Return nothing but the lines from the one with "Write a web" through the one with "20], [0, 20]];" in the data below, word for word and without pictures.
==========
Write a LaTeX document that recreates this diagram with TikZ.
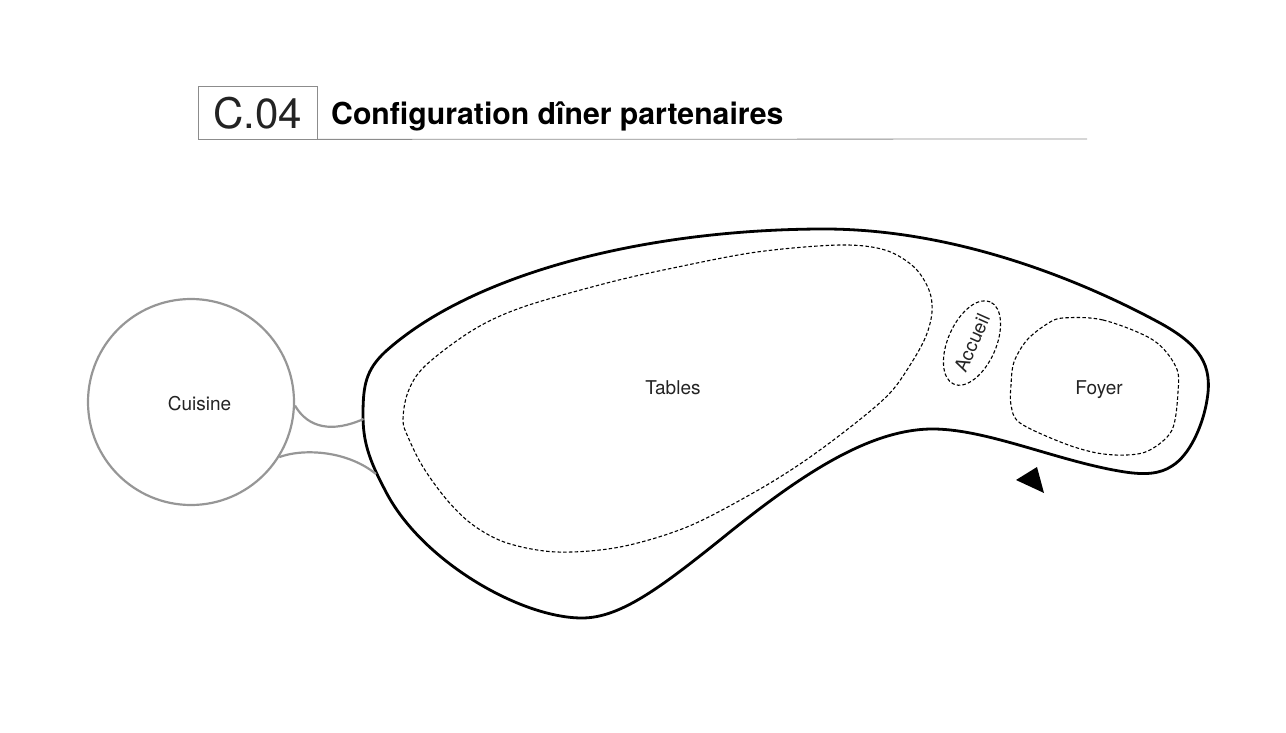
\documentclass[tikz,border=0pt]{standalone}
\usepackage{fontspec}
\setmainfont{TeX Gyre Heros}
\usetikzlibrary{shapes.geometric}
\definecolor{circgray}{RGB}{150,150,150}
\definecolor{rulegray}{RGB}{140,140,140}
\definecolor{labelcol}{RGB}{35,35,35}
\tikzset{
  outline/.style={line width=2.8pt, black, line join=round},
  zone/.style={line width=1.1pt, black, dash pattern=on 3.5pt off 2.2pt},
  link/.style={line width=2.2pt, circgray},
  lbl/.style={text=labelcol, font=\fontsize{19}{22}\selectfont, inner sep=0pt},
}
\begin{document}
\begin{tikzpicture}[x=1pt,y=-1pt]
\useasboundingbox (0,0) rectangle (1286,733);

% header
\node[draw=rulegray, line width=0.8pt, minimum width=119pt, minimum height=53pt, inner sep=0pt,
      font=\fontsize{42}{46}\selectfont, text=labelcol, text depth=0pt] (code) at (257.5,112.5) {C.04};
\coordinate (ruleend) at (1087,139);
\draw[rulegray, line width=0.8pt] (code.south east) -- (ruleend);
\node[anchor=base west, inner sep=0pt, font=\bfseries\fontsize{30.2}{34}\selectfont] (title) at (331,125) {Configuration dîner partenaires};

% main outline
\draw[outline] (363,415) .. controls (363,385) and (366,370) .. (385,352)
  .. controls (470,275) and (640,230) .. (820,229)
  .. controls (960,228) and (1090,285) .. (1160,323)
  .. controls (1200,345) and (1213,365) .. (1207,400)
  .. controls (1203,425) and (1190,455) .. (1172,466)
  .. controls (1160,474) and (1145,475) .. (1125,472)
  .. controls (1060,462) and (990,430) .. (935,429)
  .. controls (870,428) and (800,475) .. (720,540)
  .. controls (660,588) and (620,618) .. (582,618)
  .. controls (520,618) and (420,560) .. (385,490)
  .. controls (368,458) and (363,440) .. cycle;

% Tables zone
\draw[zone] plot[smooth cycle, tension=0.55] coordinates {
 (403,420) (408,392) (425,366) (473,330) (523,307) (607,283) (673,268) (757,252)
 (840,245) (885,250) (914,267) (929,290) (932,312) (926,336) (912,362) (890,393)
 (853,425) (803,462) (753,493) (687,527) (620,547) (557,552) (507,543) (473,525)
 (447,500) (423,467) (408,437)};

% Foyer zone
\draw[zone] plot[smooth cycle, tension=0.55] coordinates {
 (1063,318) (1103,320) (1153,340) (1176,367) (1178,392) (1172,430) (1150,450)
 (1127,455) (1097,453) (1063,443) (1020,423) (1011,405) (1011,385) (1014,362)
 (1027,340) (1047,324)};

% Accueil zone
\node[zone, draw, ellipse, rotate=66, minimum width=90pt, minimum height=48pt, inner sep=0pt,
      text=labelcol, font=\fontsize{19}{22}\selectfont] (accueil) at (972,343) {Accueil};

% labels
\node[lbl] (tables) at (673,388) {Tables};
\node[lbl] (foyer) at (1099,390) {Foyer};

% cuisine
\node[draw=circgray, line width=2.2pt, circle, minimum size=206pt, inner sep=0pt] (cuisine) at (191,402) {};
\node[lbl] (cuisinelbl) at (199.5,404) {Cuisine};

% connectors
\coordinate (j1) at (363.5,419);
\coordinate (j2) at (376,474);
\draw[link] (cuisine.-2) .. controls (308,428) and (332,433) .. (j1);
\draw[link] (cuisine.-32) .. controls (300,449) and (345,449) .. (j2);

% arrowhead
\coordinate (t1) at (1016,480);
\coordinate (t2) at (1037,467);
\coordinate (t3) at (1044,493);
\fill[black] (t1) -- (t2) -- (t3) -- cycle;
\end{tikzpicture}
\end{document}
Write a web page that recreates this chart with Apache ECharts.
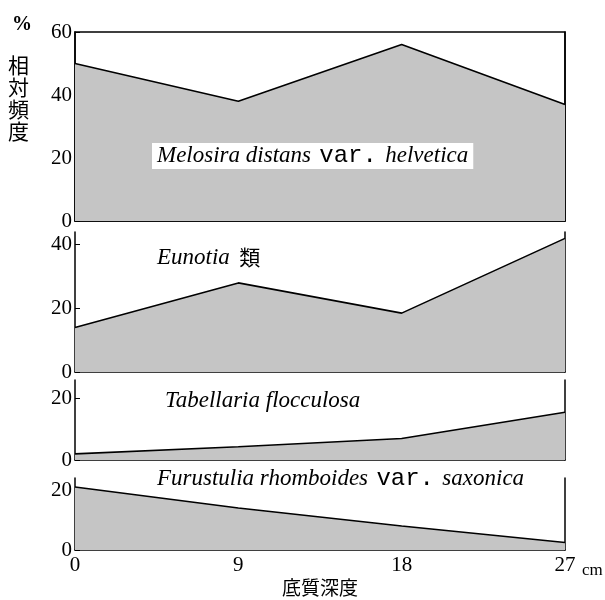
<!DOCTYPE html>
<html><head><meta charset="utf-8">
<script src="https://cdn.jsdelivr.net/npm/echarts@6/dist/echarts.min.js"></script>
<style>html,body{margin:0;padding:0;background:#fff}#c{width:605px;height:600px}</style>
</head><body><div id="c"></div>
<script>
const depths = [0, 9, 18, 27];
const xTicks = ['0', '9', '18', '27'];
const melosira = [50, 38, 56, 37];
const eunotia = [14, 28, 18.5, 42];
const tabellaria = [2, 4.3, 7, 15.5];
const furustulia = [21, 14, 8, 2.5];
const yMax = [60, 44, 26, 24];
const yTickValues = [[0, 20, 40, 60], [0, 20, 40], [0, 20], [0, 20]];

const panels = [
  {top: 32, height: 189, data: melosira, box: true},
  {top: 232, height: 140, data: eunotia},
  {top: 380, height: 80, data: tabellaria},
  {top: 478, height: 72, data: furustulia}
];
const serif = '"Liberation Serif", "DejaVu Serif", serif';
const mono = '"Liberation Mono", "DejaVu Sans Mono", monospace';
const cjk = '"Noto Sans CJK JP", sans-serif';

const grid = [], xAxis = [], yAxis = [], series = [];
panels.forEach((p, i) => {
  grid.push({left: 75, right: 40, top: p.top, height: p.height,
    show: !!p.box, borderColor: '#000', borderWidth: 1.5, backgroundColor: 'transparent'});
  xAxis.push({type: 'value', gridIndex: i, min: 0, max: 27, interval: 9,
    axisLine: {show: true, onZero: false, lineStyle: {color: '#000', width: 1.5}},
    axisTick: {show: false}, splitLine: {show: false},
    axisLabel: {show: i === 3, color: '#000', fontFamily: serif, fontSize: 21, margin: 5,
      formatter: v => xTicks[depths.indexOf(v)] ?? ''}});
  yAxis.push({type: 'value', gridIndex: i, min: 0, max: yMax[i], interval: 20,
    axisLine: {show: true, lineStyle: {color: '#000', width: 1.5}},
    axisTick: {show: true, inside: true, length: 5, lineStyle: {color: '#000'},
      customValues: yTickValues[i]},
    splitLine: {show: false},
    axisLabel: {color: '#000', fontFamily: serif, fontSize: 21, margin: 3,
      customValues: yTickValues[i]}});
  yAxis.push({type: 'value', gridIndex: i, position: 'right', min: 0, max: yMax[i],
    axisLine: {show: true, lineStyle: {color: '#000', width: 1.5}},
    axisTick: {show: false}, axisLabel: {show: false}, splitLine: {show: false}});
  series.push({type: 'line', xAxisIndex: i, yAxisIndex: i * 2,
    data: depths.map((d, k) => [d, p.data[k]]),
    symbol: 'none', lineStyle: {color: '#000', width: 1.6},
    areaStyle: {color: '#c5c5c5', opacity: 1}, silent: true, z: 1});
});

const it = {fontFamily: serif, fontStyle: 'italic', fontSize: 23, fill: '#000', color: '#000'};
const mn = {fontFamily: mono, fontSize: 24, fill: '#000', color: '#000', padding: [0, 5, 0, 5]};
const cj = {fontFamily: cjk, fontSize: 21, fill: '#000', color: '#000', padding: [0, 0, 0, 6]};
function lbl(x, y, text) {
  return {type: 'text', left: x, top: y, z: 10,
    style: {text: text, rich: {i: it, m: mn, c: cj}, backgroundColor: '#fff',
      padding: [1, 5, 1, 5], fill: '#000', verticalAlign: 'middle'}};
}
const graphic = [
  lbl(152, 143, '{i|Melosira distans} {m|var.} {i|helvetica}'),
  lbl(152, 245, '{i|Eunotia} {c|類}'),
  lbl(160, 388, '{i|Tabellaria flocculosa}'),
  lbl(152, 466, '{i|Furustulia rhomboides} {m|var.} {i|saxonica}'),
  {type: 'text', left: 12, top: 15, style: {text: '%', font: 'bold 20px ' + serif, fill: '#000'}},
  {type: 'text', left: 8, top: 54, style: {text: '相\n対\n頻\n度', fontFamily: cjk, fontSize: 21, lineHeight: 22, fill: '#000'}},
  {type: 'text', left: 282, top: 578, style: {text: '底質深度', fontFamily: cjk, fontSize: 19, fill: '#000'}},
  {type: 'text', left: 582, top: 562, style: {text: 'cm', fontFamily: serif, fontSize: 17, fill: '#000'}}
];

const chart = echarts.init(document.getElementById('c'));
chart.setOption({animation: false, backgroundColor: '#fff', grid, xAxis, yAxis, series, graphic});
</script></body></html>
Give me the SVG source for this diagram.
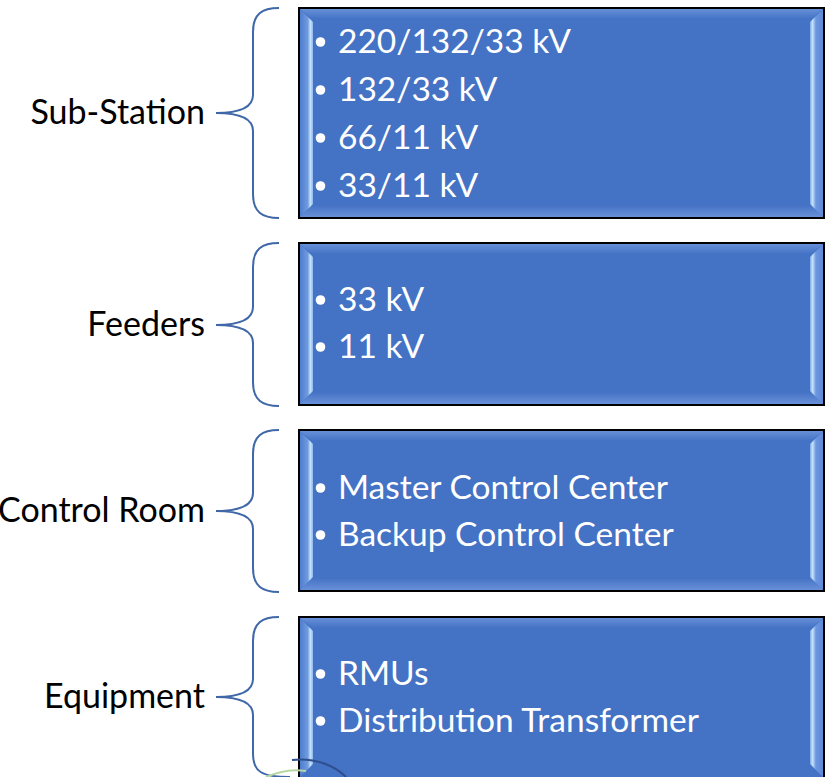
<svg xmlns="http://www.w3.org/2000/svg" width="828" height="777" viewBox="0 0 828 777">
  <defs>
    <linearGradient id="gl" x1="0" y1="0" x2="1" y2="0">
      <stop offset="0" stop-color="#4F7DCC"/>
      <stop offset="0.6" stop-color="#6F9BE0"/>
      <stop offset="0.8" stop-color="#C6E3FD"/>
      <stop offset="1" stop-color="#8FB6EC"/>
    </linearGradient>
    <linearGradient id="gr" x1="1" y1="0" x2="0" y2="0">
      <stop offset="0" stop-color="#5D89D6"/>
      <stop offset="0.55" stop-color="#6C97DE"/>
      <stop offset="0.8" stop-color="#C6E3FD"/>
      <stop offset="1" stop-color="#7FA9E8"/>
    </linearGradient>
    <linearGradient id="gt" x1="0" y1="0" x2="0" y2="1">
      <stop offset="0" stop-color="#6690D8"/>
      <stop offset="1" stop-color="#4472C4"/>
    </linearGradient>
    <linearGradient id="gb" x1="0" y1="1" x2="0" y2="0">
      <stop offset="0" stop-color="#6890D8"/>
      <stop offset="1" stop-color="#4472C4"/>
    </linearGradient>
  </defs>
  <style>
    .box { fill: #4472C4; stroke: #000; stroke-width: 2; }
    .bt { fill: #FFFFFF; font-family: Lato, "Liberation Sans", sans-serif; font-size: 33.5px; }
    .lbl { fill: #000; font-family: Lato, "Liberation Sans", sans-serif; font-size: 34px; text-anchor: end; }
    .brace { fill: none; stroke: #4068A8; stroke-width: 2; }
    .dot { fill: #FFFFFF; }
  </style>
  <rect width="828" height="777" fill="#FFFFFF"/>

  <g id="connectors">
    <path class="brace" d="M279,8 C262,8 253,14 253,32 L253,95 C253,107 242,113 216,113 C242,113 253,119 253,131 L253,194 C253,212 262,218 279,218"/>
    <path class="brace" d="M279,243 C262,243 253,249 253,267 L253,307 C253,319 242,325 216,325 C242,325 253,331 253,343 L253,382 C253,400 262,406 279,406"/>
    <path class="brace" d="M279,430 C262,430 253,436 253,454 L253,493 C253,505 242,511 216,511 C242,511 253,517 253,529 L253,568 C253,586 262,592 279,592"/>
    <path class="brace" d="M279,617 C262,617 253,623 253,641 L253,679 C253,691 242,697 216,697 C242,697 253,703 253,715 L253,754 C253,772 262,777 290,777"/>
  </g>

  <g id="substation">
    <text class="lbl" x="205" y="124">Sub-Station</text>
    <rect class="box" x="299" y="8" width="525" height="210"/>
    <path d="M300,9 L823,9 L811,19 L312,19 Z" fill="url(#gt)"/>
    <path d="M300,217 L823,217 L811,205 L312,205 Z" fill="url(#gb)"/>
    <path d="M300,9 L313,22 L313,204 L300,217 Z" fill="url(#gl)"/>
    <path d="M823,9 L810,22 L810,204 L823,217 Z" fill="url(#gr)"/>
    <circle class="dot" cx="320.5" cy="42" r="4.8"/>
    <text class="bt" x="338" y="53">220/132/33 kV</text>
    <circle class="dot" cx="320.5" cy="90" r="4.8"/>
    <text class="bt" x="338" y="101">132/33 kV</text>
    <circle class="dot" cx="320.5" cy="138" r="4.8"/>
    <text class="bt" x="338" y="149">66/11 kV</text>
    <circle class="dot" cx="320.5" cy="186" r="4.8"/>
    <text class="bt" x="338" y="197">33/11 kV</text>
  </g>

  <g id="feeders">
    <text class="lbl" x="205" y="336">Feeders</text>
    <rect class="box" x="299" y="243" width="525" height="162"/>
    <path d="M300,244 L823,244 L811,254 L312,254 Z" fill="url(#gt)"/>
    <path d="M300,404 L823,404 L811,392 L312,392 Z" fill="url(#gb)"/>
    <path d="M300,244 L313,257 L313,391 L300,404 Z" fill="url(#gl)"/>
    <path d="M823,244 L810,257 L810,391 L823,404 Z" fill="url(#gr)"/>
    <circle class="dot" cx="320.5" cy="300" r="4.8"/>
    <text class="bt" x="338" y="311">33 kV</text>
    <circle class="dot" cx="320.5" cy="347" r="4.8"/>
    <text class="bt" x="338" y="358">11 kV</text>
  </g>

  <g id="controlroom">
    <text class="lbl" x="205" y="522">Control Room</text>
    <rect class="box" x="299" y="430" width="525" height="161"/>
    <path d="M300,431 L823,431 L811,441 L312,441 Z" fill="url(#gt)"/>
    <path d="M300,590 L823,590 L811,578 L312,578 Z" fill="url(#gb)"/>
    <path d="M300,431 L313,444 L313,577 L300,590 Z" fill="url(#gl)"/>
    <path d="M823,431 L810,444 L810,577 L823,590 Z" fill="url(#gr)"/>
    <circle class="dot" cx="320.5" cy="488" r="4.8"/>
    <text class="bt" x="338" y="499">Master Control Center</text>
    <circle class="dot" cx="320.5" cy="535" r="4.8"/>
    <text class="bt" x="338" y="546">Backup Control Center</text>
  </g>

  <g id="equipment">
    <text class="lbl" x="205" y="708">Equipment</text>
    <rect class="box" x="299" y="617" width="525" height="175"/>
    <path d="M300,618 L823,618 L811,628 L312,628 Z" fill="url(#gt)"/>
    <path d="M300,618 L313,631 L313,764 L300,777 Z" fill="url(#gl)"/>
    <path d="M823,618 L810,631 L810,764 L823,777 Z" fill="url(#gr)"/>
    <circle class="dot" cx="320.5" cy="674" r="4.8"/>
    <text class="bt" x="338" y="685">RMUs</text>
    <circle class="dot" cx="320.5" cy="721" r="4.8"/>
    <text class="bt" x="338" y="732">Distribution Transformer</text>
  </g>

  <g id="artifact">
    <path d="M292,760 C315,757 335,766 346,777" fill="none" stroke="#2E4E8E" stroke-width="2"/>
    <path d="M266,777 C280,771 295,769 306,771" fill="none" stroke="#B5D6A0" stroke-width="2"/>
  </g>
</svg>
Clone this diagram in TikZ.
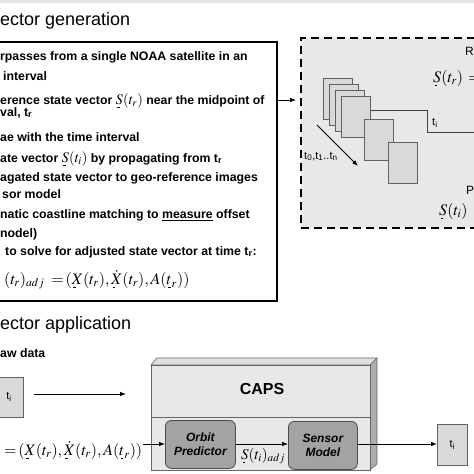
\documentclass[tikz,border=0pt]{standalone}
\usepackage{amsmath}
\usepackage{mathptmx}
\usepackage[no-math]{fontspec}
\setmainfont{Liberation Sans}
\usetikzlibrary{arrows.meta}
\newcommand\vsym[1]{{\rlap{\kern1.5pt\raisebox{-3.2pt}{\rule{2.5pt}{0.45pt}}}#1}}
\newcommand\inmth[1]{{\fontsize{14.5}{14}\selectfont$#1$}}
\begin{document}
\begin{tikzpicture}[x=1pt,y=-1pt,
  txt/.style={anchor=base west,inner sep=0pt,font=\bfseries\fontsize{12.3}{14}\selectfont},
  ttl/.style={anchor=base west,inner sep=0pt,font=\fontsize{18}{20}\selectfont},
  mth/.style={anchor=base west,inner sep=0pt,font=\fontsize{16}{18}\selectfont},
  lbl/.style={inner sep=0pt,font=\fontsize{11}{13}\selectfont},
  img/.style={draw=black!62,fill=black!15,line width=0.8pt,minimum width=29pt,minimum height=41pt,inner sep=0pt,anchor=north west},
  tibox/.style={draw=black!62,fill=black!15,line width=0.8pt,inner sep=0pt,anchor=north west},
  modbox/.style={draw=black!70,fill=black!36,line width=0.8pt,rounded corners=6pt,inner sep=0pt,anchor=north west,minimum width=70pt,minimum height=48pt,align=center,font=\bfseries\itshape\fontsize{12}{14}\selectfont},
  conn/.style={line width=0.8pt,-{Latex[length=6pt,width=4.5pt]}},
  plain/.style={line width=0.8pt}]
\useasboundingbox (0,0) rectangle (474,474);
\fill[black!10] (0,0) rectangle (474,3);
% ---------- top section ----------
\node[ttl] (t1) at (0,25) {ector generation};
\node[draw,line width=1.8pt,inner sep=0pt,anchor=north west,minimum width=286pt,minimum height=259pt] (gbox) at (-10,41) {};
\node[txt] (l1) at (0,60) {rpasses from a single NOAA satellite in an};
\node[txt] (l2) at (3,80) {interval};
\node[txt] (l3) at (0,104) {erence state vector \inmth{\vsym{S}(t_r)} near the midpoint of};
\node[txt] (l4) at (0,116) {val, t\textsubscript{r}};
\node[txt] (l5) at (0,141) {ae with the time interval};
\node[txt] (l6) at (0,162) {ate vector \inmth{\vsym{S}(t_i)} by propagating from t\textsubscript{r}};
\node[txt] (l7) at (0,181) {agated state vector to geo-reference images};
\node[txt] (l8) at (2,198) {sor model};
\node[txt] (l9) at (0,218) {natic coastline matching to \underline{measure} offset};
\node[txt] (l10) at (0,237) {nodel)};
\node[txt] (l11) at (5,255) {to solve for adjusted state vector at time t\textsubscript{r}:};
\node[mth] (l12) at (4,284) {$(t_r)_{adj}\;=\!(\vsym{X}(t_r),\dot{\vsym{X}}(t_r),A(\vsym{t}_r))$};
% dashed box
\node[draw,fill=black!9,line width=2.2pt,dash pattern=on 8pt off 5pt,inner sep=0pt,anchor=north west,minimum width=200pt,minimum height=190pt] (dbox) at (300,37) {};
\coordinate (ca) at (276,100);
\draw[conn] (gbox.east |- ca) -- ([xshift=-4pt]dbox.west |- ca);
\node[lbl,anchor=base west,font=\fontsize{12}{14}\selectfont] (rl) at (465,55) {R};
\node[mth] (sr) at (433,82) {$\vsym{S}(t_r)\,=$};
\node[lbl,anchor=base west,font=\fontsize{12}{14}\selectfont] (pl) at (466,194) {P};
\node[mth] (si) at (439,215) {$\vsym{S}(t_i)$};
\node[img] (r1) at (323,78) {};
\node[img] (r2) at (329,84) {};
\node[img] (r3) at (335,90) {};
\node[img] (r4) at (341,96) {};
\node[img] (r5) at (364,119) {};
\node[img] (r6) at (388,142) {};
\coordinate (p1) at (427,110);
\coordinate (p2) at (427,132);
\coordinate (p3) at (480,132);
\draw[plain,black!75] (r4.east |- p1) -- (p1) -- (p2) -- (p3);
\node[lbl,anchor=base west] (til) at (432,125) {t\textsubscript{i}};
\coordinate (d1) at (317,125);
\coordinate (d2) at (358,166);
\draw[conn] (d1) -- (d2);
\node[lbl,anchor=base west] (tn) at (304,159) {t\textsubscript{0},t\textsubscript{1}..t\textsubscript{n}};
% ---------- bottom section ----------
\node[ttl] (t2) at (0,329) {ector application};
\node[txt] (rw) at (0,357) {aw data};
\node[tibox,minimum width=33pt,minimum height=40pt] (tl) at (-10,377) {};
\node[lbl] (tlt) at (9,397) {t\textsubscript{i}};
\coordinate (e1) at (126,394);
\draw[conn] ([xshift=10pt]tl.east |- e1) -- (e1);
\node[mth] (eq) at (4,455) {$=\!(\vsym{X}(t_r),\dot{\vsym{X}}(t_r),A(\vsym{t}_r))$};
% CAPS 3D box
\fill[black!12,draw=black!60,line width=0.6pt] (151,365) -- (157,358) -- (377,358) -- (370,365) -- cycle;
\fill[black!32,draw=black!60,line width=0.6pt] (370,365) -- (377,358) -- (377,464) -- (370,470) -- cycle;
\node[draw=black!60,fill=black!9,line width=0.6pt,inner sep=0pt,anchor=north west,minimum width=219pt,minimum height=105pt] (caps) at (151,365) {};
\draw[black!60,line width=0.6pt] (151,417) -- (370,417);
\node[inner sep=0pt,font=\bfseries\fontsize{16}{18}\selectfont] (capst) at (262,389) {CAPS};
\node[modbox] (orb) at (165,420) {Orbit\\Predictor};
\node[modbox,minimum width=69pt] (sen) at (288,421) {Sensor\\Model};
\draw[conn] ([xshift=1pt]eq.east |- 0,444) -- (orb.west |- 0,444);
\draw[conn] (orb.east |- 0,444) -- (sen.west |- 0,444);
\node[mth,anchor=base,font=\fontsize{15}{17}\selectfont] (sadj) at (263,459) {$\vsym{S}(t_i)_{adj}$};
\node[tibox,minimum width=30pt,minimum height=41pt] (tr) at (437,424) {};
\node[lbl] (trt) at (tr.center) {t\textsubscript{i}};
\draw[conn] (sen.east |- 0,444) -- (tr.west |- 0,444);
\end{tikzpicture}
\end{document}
==========
# [THE RESULT]
Write a web page that recreates this chart with Apache ECharts.
<!DOCTYPE html>
<html><head><meta charset="utf-8">
<script src="https://cdn.jsdelivr.net/npm/echarts@6/dist/echarts.min.js"></script>
<style>html,body{margin:0;padding:0;background:#fff}#c{width:605px;height:600px}</style>
</head><body><div id="c"></div>
<script>
const depths = [0, 9, 18, 27];
const xTicks = ['0', '9', '18', '27'];
const melosira = [50, 38, 56, 37];
const eunotia = [14, 28, 18.5, 42];
const tabellaria = [2, 4.3, 7, 15.5];
const furustulia = [21, 14, 8, 2.5];
const yMax = [60, 44, 26, 24];
const yTickValues = [[0, 20, 40, 60], [0, 20, 40], [0, 20], [0, 20]];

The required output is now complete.